Although Republican like to link Democrats and the liberal media, that's essentially what separates a left-leaning journalist from a Democratic political partisan. In the case of Dan Froomkin, all you really need to know is that during the Monica Lewinsky scandal he headed a section of the Washingtonpost.com that ran polls questioning whether President Clinton should be impeached for getting head from an intern. At the time of the impeachment I completely disagreed with everything Congress was doing and thought it was damaging the country. And yet if I was in Froomkin's position I'd have done the same thing he did - because for better or worse that's journalism, the business we've chosen for our careers.
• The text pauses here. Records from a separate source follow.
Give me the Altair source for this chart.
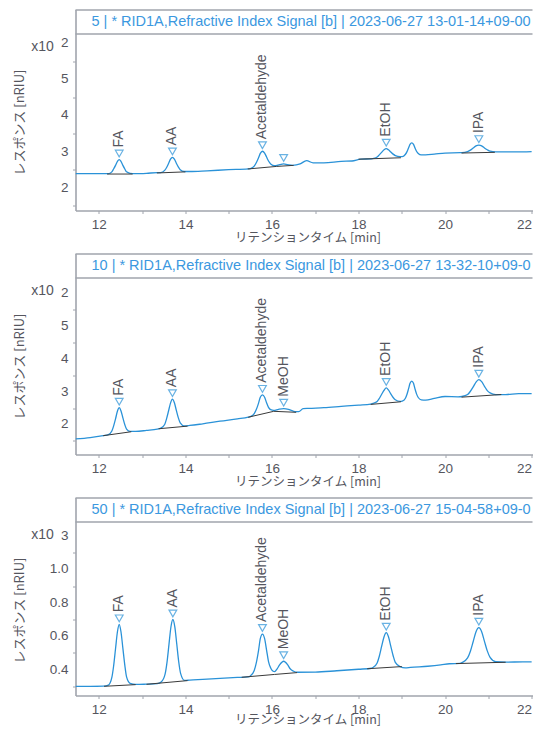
import altair as alt
import pandas as pd

# ---------------- text ----------------
panel_titles = [
    "5 | * RID1A,Refractive Index Signal [b] | 2023-06-27 13-01-14+09-00-00",
    "10 | * RID1A,Refractive Index Signal [b] | 2023-06-27 13-32-10+09-00-00",
    "50 | * RID1A,Refractive Index Signal [b] | 2023-06-27 15-04-58+09-00-00",
]
x_title = "リテンションタイム [min]"
y_title = "レスポンス [nRIU]"
x_ticks = [12, 13, 14, 15, 16, 17, 18, 19, 20, 21, 22]
x_domain = [11.46, 22.02]

# ---------------- panel 1 (x10^2 nRIU) ----------------
t1 = [11.46, 12.1, 12.22, 12.30, 12.34, 12.385, 12.43, 12.47, 12.51, 12.555, 12.60, 12.64, 12.72, 12.85,
      13.1, 13.35, 13.43, 13.52, 13.565, 13.61, 13.655, 13.70, 13.745, 13.79, 13.835, 13.88, 13.97, 14.1,
      14.5, 15.0, 15.45, 15.50, 15.59, 15.64, 15.69, 15.73, 15.78, 15.83, 15.875, 15.92, 15.97, 16.06,
      16.18, 16.27, 16.36, 16.48, 16.65, 16.8, 16.95, 17.2, 17.6, 17.85, 18.05, 18.3,
      18.35, 18.43, 18.48, 18.535, 18.59, 18.64, 18.69, 18.745, 18.80, 18.85, 18.96,
      19.01, 19.08, 19.12, 19.155, 19.19, 19.23, 19.27, 19.305, 19.34, 19.38, 19.45, 19.55,
      19.75, 20.0, 20.35, 20.39, 20.52, 20.585, 20.65, 20.715, 20.78, 20.845, 20.91, 20.975, 21.04, 21.17, 21.4,
      21.8, 22.0]
v1 = [2.39, 2.39, 2.39, 2.44, 2.52, 2.62, 2.73, 2.78, 2.73, 2.62, 2.52, 2.44, 2.40, 2.39,
      2.40, 2.42, 2.42, 2.48, 2.56, 2.67, 2.79, 2.84, 2.79, 2.68, 2.58, 2.50, 2.45, 2.45,
      2.47, 2.50, 2.52, 2.53, 2.60, 2.70, 2.83, 2.95, 3.01, 2.96, 2.85, 2.74, 2.66, 2.61,
      2.64, 2.66, 2.64, 2.62, 2.66, 2.75, 2.69, 2.69, 2.73, 2.74, 2.79, 2.80,
      2.81, 2.85, 2.91, 2.98, 3.05, 3.08, 3.05, 2.99, 2.93, 2.89, 2.86,
      2.86, 2.92, 3.00, 3.10, 3.20, 3.24, 3.20, 3.10, 3.01, 2.95, 2.91, 2.91,
      2.93, 2.96, 2.97, 2.97, 3.00, 3.04, 3.10, 3.16, 3.18, 3.16, 3.10, 3.05, 3.01, 2.99, 2.99,
      2.99, 3.00]
b1_t0 = [12.19, 13.34, 15.44, 16.10, 18.00, 20.38]
b1_v0 = [2.38, 2.41, 2.52, 2.59, 2.79, 2.96]
b1_t1 = [12.78, 14.00, 16.10, 16.50, 18.98, 21.15]
b1_v1 = [2.38, 2.44, 2.59, 2.62, 2.83, 2.98]
pk1_name = ["FA", "AA", "Acetaldehyde", "", "EtOH", "IPA"]
pk1_t = [12.47, 13.70, 15.78, 16.27, 18.64, 20.78]
pk1_v = [2.78, 2.84, 3.01, 2.66, 3.08, 3.18]

# ---------------- panel 2 (x10^2 nRIU) ----------------
t2 = [11.46, 11.8, 12.1, 12.22, 12.30, 12.34, 12.385, 12.43, 12.47, 12.51, 12.555, 12.60, 12.64, 12.72, 12.85,
      13.1, 13.35, 13.43, 13.52, 13.565, 13.61, 13.655, 13.70, 13.745, 13.79, 13.835, 13.88, 13.97, 14.1,
      14.4, 14.8, 15.2, 15.45, 15.50, 15.59, 15.64, 15.69, 15.73, 15.78, 15.83, 15.875, 15.92, 15.97, 16.04,
      16.15, 16.27, 16.38, 16.48, 16.56, 16.62, 16.72, 16.85, 17.2, 17.6, 18.0, 18.28,
      18.33, 18.43, 18.48, 18.535, 18.59, 18.64, 18.69, 18.745, 18.80, 18.85, 18.96,
      19.01, 19.08, 19.12, 19.155, 19.19, 19.23, 19.27, 19.305, 19.34, 19.38, 19.45, 19.55,
      19.75, 20.0, 20.3, 20.39, 20.52, 20.585, 20.65, 20.715, 20.78, 20.845, 20.91, 20.975, 21.04, 21.17, 21.4,
      21.7, 22.0]
v2 = [1.56, 1.60, 1.66, 1.69, 1.80, 1.95, 2.17, 2.41, 2.51, 2.42, 2.20, 1.99, 1.86, 1.79, 1.79,
      1.82, 1.86, 1.89, 2.00, 2.18, 2.41, 2.65, 2.77, 2.66, 2.43, 2.21, 2.05, 1.96, 1.97,
      2.02, 2.10, 2.17, 2.22, 2.24, 2.33, 2.46, 2.65, 2.83, 2.90, 2.83, 2.66, 2.52, 2.45, 2.43,
      2.46, 2.48, 2.46, 2.41, 2.39, 2.39, 2.48, 2.49, 2.51, 2.55, 2.59, 2.62,
      2.64, 2.70, 2.79, 2.92, 3.04, 3.11, 3.05, 2.93, 2.82, 2.75, 2.70,
      2.71, 2.79, 2.92, 3.08, 3.25, 3.32, 3.25, 3.08, 2.93, 2.82, 2.75, 2.74,
      2.79, 2.85, 2.84, 2.85, 2.91, 3.01, 3.14, 3.29, 3.36, 3.30, 3.16, 3.03, 2.96, 2.91, 2.91,
      2.94, 2.94]
b2_t0 = [12.10, 13.38, 15.45, 16.04, 18.28, 20.38]
b2_v0 = [1.66, 1.87, 2.22, 2.40, 2.61, 2.83]
b2_t1 = [12.75, 14.05, 16.04, 16.56, 18.98, 21.30]
b2_v1 = [1.78, 1.95, 2.40, 2.37, 2.69, 2.91]
pk2_name = ["FA", "AA", "Acetaldehyde", "MeOH", "EtOH", "IPA"]
pk2_t = [12.47, 13.70, 15.78, 16.27, 18.64, 20.78]
pk2_v = [2.51, 2.77, 2.90, 2.48, 3.11, 3.36]

# ---------------- panel 3 (x10^3 nRIU) ----------------
t3 = [11.46, 11.8, 12.1, 12.22, 12.30, 12.34, 12.385, 12.43, 12.47, 12.51, 12.555, 12.60, 12.64, 12.72, 12.85,
      13.1, 13.35, 13.44, 13.53, 13.575, 13.62, 13.665, 13.71, 13.755, 13.80, 13.845, 13.89, 13.98, 14.1,
      14.4, 14.8, 15.2, 15.45, 15.50, 15.59, 15.64, 15.69, 15.73, 15.78, 15.83, 15.875, 15.92, 15.97, 16.02, 16.06,
      16.12, 16.18, 16.27, 16.36, 16.42, 16.50, 16.58, 17.0, 17.5, 18.0, 18.3,
      18.33, 18.43, 18.48, 18.535, 18.59, 18.64, 18.69, 18.745, 18.80, 18.85, 18.96, 19.08, 19.2,
      19.6, 19.9, 20.1, 20.35, 20.39, 20.52, 20.585, 20.65, 20.715, 20.78, 20.845, 20.91, 20.975, 21.04, 21.17, 21.4,
      21.8, 22.0]
v3 = [0.300, 0.300, 0.301, 0.307, 0.353, 0.420, 0.525, 0.628, 0.671, 0.628, 0.527, 0.425, 0.356, 0.318, 0.311,
      0.313, 0.316, 0.326, 0.373, 0.445, 0.551, 0.655, 0.700, 0.656, 0.553, 0.447, 0.376, 0.335, 0.337,
      0.342, 0.347, 0.353, 0.357, 0.362, 0.395, 0.443, 0.515, 0.585, 0.613, 0.585, 0.517, 0.448, 0.410, 0.392, 0.388,
      0.405, 0.430, 0.450, 0.430, 0.405, 0.390, 0.384, 0.385, 0.393, 0.402, 0.408,
      0.412, 0.440, 0.480, 0.540, 0.597, 0.621, 0.598, 0.541, 0.483, 0.443, 0.418, 0.410, 0.413,
      0.420, 0.428, 0.435, 0.437, 0.442, 0.470, 0.510, 0.568, 0.627, 0.651, 0.627, 0.569, 0.512, 0.473, 0.447, 0.445,
      0.446, 0.446]
b3_t0 = [12.12, 13.10, 15.30, 16.06, 18.20, 20.25]
b3_v0 = [0.300, 0.312, 0.354, 0.371, 0.405, 0.436]
b3_t1 = [12.85, 14.05, 16.06, 16.58, 19.00, 21.40]
b3_v1 = [0.310, 0.334, 0.371, 0.382, 0.418, 0.444]
pk3_name = ["FA", "AA", "Acetaldehyde", "MeOH", "EtOH", "IPA"]
pk3_t = [12.47, 13.71, 15.78, 16.27, 18.64, 20.78]
pk3_v = [0.671, 0.700, 0.613, 0.450, 0.621, 0.651]

# ---------------- y axes ----------------
y1_domain = [1.373, 6.925]
y2_domain = [1.088, 7.195]
y3_domain = [0.2449, 1.4305]
y12_ticks = [1.5, 2, 2.5, 3, 3.5, 4, 4.5, 5, 5.5, 6]
y3_ticks = [0.3, 0.4, 0.5, 0.6, 0.7, 0.8, 0.9, 1.0, 1.1, 1.2]
y12_lab_v = [2, 3, 4, 5, 6]
y12_lab_s = ["2", "3", "4", "5", "2"]
y3_lab_v = [0.4, 0.6, 0.8, 1.0, 1.2]
y3_lab_s = ["0.4", "0.6", "0.8", "1.0", "3"]

# ---------------- style ----------------
W = 457
BLUE = "#2a92d8"
TITLE_BLUE = "#3b98e0"
FRAME = "#a0a4ad"
GREY = "#55565e"
FONT = "Liberation Sans, Noto Sans CJK JP, sans-serif"
JP = "Noto Sans CJK JP, sans-serif"


def panel(title, t, v, bt0, bv0, bt1, bv1, pn, pt, pv, ydom, yvals, ylv, yls, xtitle_y, H):
    trace = pd.DataFrame({"t": t, "v": v})
    base = pd.DataFrame({"t0": bt0, "v0": bv0, "t1": bt1, "v1": bv1})
    peaks = pd.DataFrame({"name": pn, "t": pt, "v": pv})
    ylab = pd.DataFrame({"v": ylv, "s": yls})
    one = pd.DataFrame({"title": [title]})

    xs = alt.Scale(domain=x_domain, nice=False, zero=False)
    ys = alt.Scale(domain=ydom, nice=False, zero=False)
    xax = alt.Axis(values=x_ticks, labelExpr="datum.value % 2 == 0 ? datum.label : ''",
                   title=x_title, grid=False, tickSize=3, labelPadding=4,
                   labelOverlap=False, labelFlush=3,
                   titleFont=JP, titleFontSize=12.5, titleY=xtitle_y, titleX=232,
                   titleBaseline="middle", titleAlign="center")
    yax = alt.Axis(values=yvals, labels=False, title=y_title, grid=False,
                   tickSize=3, titleFont=JP, titleFontSize=13,
                   titleX=-56, titleY=112.5, titleAngle=270,
                   titleBaseline="middle", titleAlign="center")

    line = alt.Chart(trace).mark_line(
        interpolate="monotone", color=BLUE, strokeWidth=1.3, clip=True
    ).encode(x=alt.X("t:Q", scale=xs, axis=xax), y=alt.Y("v:Q", scale=ys, axis=yax))

    bl = alt.Chart(base).mark_rule(color="#3a3a3a", strokeWidth=1, clip=True).encode(
        x="t0:Q", x2="t1:Q", y="v0:Q", y2="v1:Q")

    mk = alt.Chart(peaks).mark_point(
        shape="triangle-down", size=60, filled=False, color=BLUE, strokeWidth=1.2, yOffset=-6
    ).encode(x="t:Q", y="v:Q")

    lb = alt.Chart(peaks).mark_text(
        angle=270, align="left", baseline="middle", yOffset=-12, fontSize=14,
        color=GREY, font=FONT
    ).encode(x="t:Q", y="v:Q", text="name:N")

    yl = alt.Chart(ylab).mark_text(
        align="right", baseline="middle", fontSize=13.5, color=GREY, font=FONT
    ).encode(x=alt.value(-7), y="v:Q", text="s:N")

    top = alt.Chart(one).mark_rule(color=FRAME, strokeWidth=1.6).encode(
        x=alt.value(0), x2=alt.value(W), y=alt.value(0.5))
    div = alt.Chart(one).mark_rule(color=FRAME, strokeWidth=1.6).encode(
        x=alt.value(0), x2=alt.value(W), y=alt.value(24.5))
    ttl = alt.Chart(one).mark_text(
        align="left", baseline="middle", fontSize=14.5, color=TITLE_BLUE, font=FONT,
        limit=W - 17, ellipsis="\u200b"
    ).encode(x=alt.value(16), y=alt.value(12.5), text="title:N")
    x10 = alt.Chart(one).mark_text(
        align="center", baseline="middle", fontSize=14, color=GREY, font=FONT
    ).encode(x=alt.value(-33), y=alt.value(37), text=alt.value("x10"))

    return alt.layer(line, bl, mk, lb, yl, top, div, ttl, x10).properties(width=W, height=H)


p1 = panel(panel_titles[0], t1, v1, b1_t0, b1_v0, b1_t1, b1_v1, pk1_name, pk1_t, pk1_v,
           y1_domain, y12_ticks, y12_lab_v, y12_lab_s, 27, 201)
p2 = panel(panel_titles[1], t2, v2, b2_t0, b2_v0, b2_t1, b2_v1, pk2_name, pk2_t, pk2_v,
           y2_domain, y12_ticks, y12_lab_v, y12_lab_s, 27, 201)
p3 = panel(panel_titles[2], t3, v3, b3_t0, b3_v0, b3_t1, b3_v1, pk3_name, pk3_t, pk3_v,
           y3_domain, y3_ticks, y3_lab_v, y3_lab_s, 23.5, 198)

chart = alt.vconcat(p1, p2, p3, spacing=8).properties(
    padding={"left": 5.5, "top": 0.5, "right": 0, "bottom": 0}
).configure_view(strokeWidth=0).configure_axis(
    domainColor=FRAME, domainWidth=1.6, tickColor=FRAME, labelColor=GREY,
    labelFont=FONT, labelFontSize=13.5, titleColor=GREY, titleFontWeight="normal"
)

chart.save("out.html", embed_options={"renderer": "svg", "actions": False})
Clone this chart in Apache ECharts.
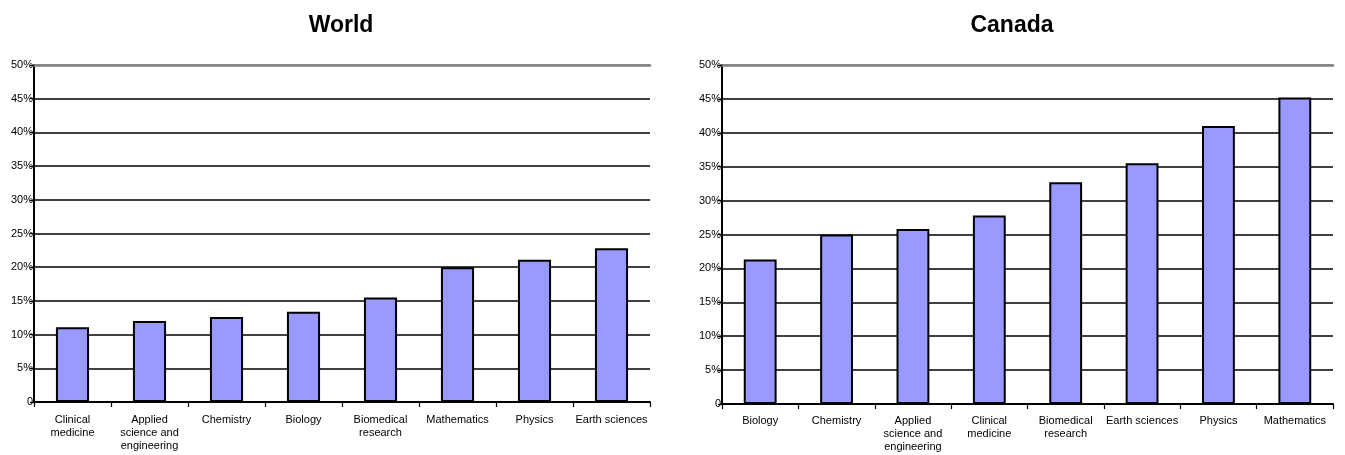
<!DOCTYPE html>
<html>
<head>
<meta charset="utf-8">
<script src="https://cdn.jsdelivr.net/npm/echarts@6/dist/echarts.min.js"></script>
<style>
html,body{margin:0;padding:0;background:#fff;}
#c{width:1345px;height:455px;}
</style>
</head>
<body>
<div id="c"></div>
<script>
const worldCategories = ['Clinical\nmedicine', 'Applied\nscience and\nengineering', 'Chemistry', 'Biology', 'Biomedical\nresearch', 'Mathematics', 'Physics', 'Earth sciences'];
const worldValues = [11.1, 12.0, 12.6, 13.4, 15.5, 20.0, 21.1, 22.8];
const canadaCategories = ['Biology', 'Chemistry', 'Applied\nscience and\nengineering', 'Clinical\nmedicine', 'Biomedical\nresearch', 'Earth sciences', 'Physics', 'Mathematics'];
const canadaValues = [21.3, 25.0, 25.8, 27.8, 32.7, 35.5, 41.0, 45.2];
const titles = ['World', 'Canada'];
const yTicks = { min: 0, max: 50, interval: 5 };

const FONT = 'Liberation Sans, Arial, sans-serif';
const gridColors = ['#000','#000','#000','#000','#000','#000','#000','#000','#000','#000','#808080'];

function bottomAxis(idx, cats, margin) {
  return {
    type: 'category', gridIndex: idx, data: cats, position: 'bottom',
    axisLine: { show: true, onZero: false, lineStyle: { color: '#000', width: 2 } },
    axisTick: { show: true, inside: false, length: 5, alignWithLabel: false, interval: 0, lineStyle: { color: '#000', width: 1.2 } },
    axisLabel: { interval: 0, margin: margin, color: '#000', fontFamily: FONT, fontSize: 11, lineHeight: 13, verticalAlign: 'top' },
    splitLine: { show: false }
  };
}
function topAxis(idx, cats) {
  return {
    type: 'category', gridIndex: idx, data: cats, position: 'top',
    axisLine: { show: true, onZero: false, lineStyle: { color: '#808080', width: 2.5 } },
    axisTick: { show: false }, axisLabel: { show: false }, splitLine: { show: false }
  };
}
function yAxis(idx) {
  return {
    type: 'value', gridIndex: idx, min: yTicks.min, max: yTicks.max, interval: yTicks.interval,
    axisLine: { show: true, lineStyle: { color: '#000', width: 2 } },
    axisTick: { show: true, inside: false, length: 4, lineStyle: { color: '#000', width: 1.2 } },
    axisLabel: { margin: 1, color: '#000', fontFamily: FONT, fontSize: 11,
      formatter: v => v === 0 ? '0' : v + '%' },
    splitLine: { show: true, lineStyle: { color: gridColors, width: 1.7 } }
  };
}
function barSeries(xi, yi, vals) {
  return {
    type: 'bar', xAxisIndex: xi, yAxisIndex: yi, data: vals, barWidth: '43%',
    itemStyle: { color: '#9999FF', borderColor: '#000', borderWidth: 2 },
    silent: true, animation: false
  };
}

const chart = echarts.init(document.getElementById('c'), null, { renderer: 'canvas' });
chart.setOption({
  animation: false,
  backgroundColor: '#fff',
  title: [
    { text: titles[0], left: 336, top: 9, textAlign: 'center',
      textStyle: { fontFamily: FONT, fontSize: 23, fontWeight: 'bold', color: '#000' } },
    { text: titles[1], left: 1007, top: 9, textAlign: 'center',
      textStyle: { fontFamily: FONT, fontSize: 23, fontWeight: 'bold', color: '#000' } }
  ],
  grid: [
    { left: 34, right: 695, top: 65, bottom: 53, containLabel: false },
    { left: 722, right: 12, top: 65, bottom: 51, containLabel: false }
  ],
  xAxis: [
    bottomAxis(0, worldCategories, 11),
    topAxis(0, worldCategories),
    bottomAxis(1, canadaCategories, 10),
    topAxis(1, canadaCategories)
  ],
  yAxis: [yAxis(0), yAxis(1)],
  series: [
    barSeries(0, 0, worldValues),
    barSeries(2, 1, canadaValues)
  ]
});
</script>
</body>
</html>
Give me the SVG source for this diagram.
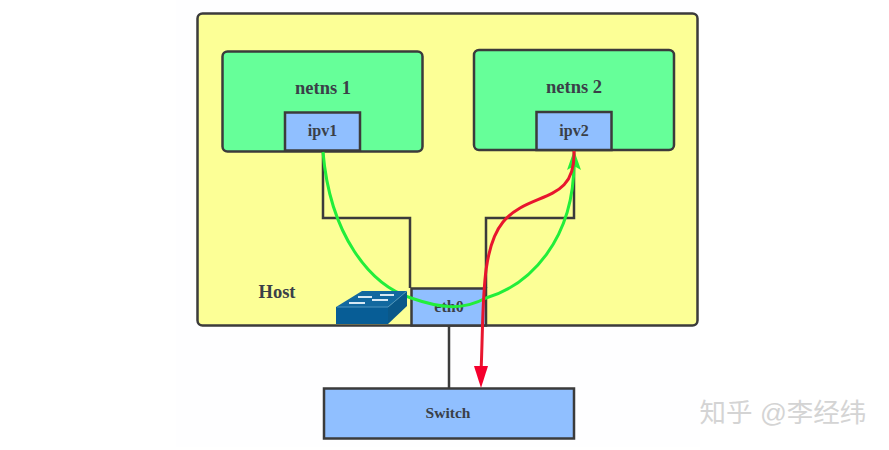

Can you imagine President Bush doing anything that would prompt someone like Ben Domenech to conduct a poll questioning whether he should be impeached? Of course not, because a political partisan never would do that. People like Domenech enter journalism to further a political cause, not because they're interested in asking provocative questions and trying to get at the truth. There's an entire industry set up to cater to this political mindset. It's the reason Dick Cheney requires that every television be tuned to Fox News when he travels. These folks can't stand to hear anything other than the party line.

Now I happen to be one of those media people who still believes there's a place in journalism for opinion and a place for the "reality-based community" that tries to state what's right and what's wrong. The problem is when it comes to opinion it's no longer a fair fight. The media is so cowed by its own liberal leanings that it's bending over backward to appease conservatives.

Whether it's the Sunday morning talk shows, the cable news shoutfests, or the opinion sections of the nation's newspapers, the so-called liberal media consistently puts strident conservative partisans against measured, though left-leaning, journalists, and describes the exchange as balanced. By doing this, media executives believe they're ridding their coverage of dreaded bias. But in the process they've created an entirely new kind of journalism. Let's call it "fair and balanced." Is that slogan taken already?